▶ [Short problem] Please transcribe the data that follows without the pictures, keeping every word the same.
##### Data excerpt #####
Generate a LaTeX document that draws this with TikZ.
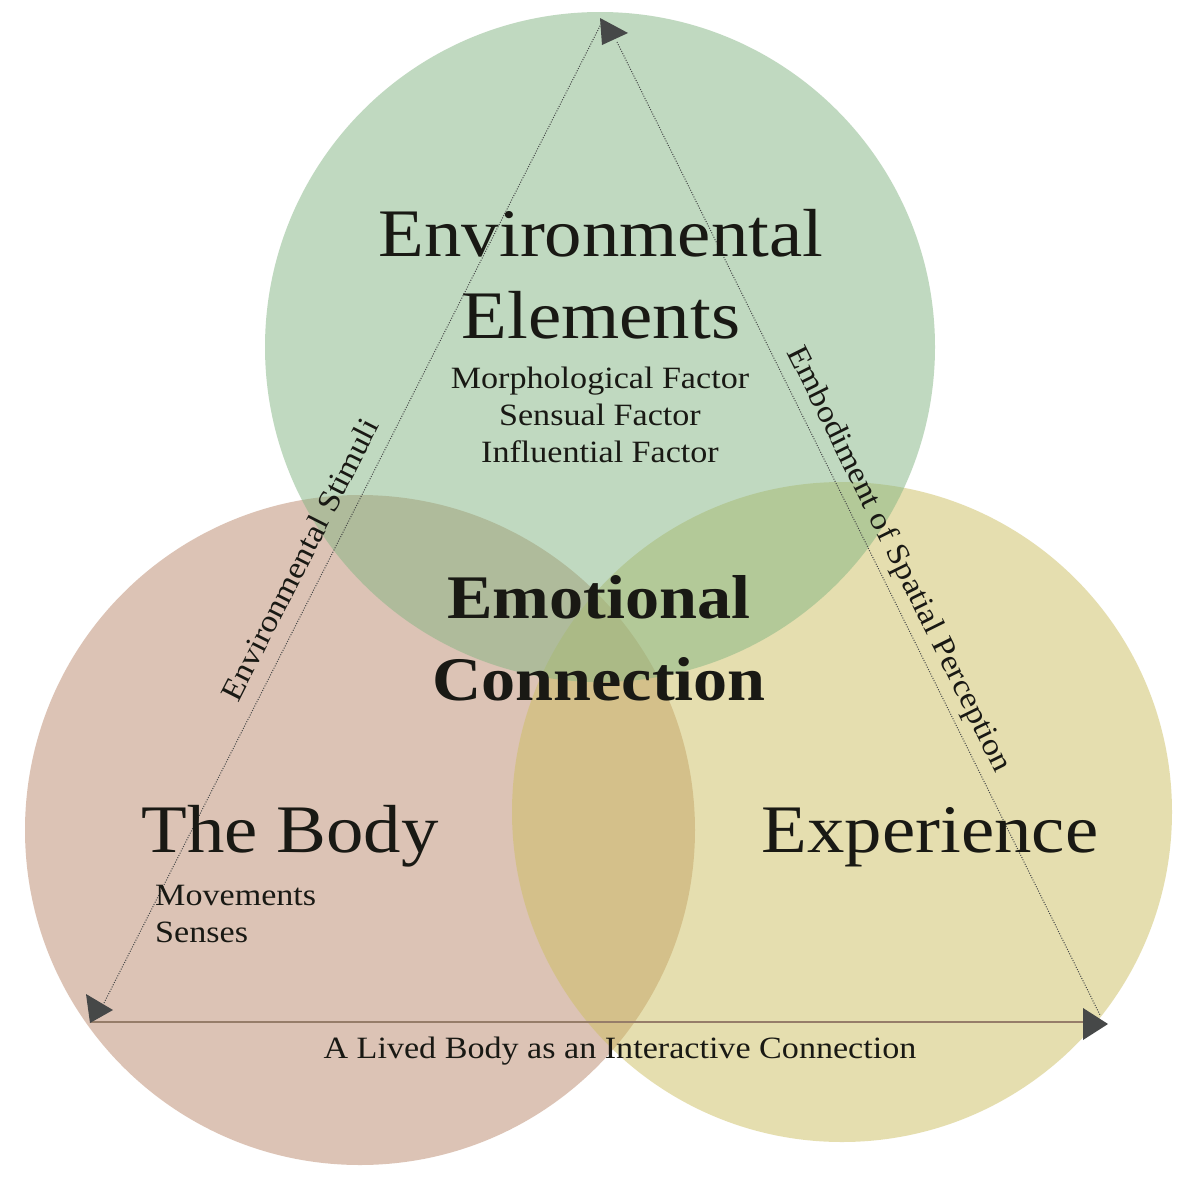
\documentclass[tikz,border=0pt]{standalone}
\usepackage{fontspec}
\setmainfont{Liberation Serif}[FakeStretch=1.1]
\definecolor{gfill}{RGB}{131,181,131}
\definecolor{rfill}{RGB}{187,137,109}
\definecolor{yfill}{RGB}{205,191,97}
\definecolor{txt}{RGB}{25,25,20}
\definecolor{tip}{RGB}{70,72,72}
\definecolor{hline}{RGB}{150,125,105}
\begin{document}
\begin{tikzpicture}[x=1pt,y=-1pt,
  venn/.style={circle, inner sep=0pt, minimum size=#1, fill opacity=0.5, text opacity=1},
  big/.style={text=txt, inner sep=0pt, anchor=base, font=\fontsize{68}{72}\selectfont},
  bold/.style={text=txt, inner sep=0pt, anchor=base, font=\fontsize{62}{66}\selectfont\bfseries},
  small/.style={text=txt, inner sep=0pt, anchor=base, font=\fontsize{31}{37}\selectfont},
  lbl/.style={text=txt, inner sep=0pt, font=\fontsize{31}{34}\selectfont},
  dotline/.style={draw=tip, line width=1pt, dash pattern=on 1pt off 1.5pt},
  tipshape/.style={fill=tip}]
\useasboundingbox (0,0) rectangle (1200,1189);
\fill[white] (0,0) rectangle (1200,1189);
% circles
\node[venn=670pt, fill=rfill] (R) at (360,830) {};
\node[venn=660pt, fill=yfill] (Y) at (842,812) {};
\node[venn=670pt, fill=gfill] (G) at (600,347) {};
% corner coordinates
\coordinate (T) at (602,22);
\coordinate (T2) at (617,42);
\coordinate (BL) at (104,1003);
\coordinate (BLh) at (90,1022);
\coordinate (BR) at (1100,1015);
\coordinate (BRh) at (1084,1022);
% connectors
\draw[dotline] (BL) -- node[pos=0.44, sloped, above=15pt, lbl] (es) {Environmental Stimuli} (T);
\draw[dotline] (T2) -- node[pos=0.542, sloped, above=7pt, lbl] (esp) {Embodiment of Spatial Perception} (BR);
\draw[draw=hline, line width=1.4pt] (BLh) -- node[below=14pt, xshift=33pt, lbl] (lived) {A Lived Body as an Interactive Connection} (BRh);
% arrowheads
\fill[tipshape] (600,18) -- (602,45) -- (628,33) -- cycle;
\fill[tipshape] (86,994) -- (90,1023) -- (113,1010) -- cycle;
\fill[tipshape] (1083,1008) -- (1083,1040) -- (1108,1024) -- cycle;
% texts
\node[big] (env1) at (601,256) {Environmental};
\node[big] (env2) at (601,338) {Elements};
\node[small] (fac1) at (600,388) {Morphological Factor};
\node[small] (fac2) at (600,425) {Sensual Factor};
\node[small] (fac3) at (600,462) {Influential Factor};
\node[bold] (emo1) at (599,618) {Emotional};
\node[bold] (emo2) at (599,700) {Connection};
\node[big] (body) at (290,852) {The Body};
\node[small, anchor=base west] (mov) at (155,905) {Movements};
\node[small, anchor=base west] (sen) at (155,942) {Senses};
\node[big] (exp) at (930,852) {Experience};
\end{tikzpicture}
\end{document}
#####
▶ [Output of the exercise]
Generate a LaTeX document that draws this with TikZ.
\documentclass[tikz,border=0pt]{standalone}
\usepackage{fontspec}
\setmainfont{Liberation Serif}[FakeStretch=1.1]
\definecolor{gfill}{RGB}{131,181,131}
\definecolor{rfill}{RGB}{187,137,109}
\definecolor{yfill}{RGB}{205,191,97}
\definecolor{txt}{RGB}{25,25,20}
\definecolor{tip}{RGB}{70,72,72}
\definecolor{hline}{RGB}{150,125,105}
\begin{document}
\begin{tikzpicture}[x=1pt,y=-1pt,
  venn/.style={circle, inner sep=0pt, minimum size=#1, fill opacity=0.5, text opacity=1},
  big/.style={text=txt, inner sep=0pt, anchor=base, font=\fontsize{68}{72}\selectfont},
  bold/.style={text=txt, inner sep=0pt, anchor=base, font=\fontsize{62}{66}\selectfont\bfseries},
  small/.style={text=txt, inner sep=0pt, anchor=base, font=\fontsize{31}{37}\selectfont},
  lbl/.style={text=txt, inner sep=0pt, font=\fontsize{31}{34}\selectfont},
  dotline/.style={draw=tip, line width=1pt, dash pattern=on 1pt off 1.5pt},
  tipshape/.style={fill=tip}]
\useasboundingbox (0,0) rectangle (1200,1189);
\fill[white] (0,0) rectangle (1200,1189);
% circles
\node[venn=670pt, fill=rfill] (R) at (360,830) {};
\node[venn=660pt, fill=yfill] (Y) at (842,812) {};
\node[venn=670pt, fill=gfill] (G) at (600,347) {};
% corner coordinates
\coordinate (T) at (602,22);
\coordinate (T2) at (617,42);
\coordinate (BL) at (104,1003);
\coordinate (BLh) at (90,1022);
\coordinate (BR) at (1100,1015);
\coordinate (BRh) at (1084,1022);
% connectors
\draw[dotline] (BL) -- node[pos=0.44, sloped, above=15pt, lbl] (es) {Environmental Stimuli} (T);
\draw[dotline] (T2) -- node[pos=0.542, sloped, above=7pt, lbl] (esp) {Embodiment of Spatial Perception} (BR);
\draw[draw=hline, line width=1.4pt] (BLh) -- node[below=14pt, xshift=33pt, lbl] (lived) {A Lived Body as an Interactive Connection} (BRh);
% arrowheads
\fill[tipshape] (600,18) -- (602,45) -- (628,33) -- cycle;
\fill[tipshape] (86,994) -- (90,1023) -- (113,1010) -- cycle;
\fill[tipshape] (1083,1008) -- (1083,1040) -- (1108,1024) -- cycle;
% texts
\node[big] (env1) at (601,256) {Environmental};
\node[big] (env2) at (601,338) {Elements};
\node[small] (fac1) at (600,388) {Morphological Factor};
\node[small] (fac2) at (600,425) {Sensual Factor};
\node[small] (fac3) at (600,462) {Influential Factor};
\node[bold] (emo1) at (599,618) {Emotional};
\node[bold] (emo2) at (599,700) {Connection};
\node[big] (body) at (290,852) {The Body};
\node[small, anchor=base west] (mov) at (155,905) {Movements};
\node[small, anchor=base west] (sen) at (155,942) {Senses};
\node[big] (exp) at (930,852) {Experience};
\end{tikzpicture}
\end{document}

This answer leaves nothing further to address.